U.S. military commanders “are responsible for the maintenance of the health of their commands to ensure mission accomplishment in the event of CBRN [chemical, biological, radiological, or nuclear] attacks,” a new Army Field Manual advises, while noting that “medical planners can expect, as a minimum, 10 to 20 percent casualties within a division-sized force that has experienced a nuclear strike.” See “Multiservice Tactics, Techniques, and Procedures for Health Service Support in a Chemical, Biological, Radiological, and Nuclear Environment” (pdf), U.S. Army Field Manual 4-02.7, July 2009.
Among those countries that are “known to possess” nuclear weapons, the new Field Manual lists Israel (at page I-4), although neither Israel nor the United States formally acknowledge such possession.

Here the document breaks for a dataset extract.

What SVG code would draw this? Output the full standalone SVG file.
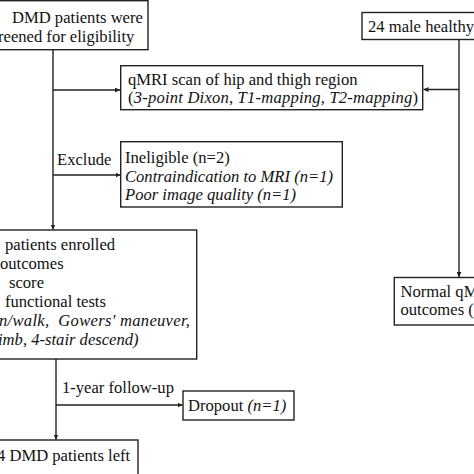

This is the second time in ten months that a Pentagon publication has cited Israel as a nuclear weapons state, observed Amir Oren in Haaretz on September 13. A similar reference appeared in the 2008 Joint Operational Environment study. (“Israel as a Nuclear Power,” Secrecy News, March 17, 2009).
Iranian scientists have published a prodigious amount of research in nuclear science and technology in the open literature. A bibliography of such publications is available in a newly updated 195-page compilation (pdf) prepared by Mark Gorwitz.
The Congressional Research Service has prepared an updated summary report on “U.S. Arms Sales to Pakistan,” with background on recent weapons transactions and their rationale.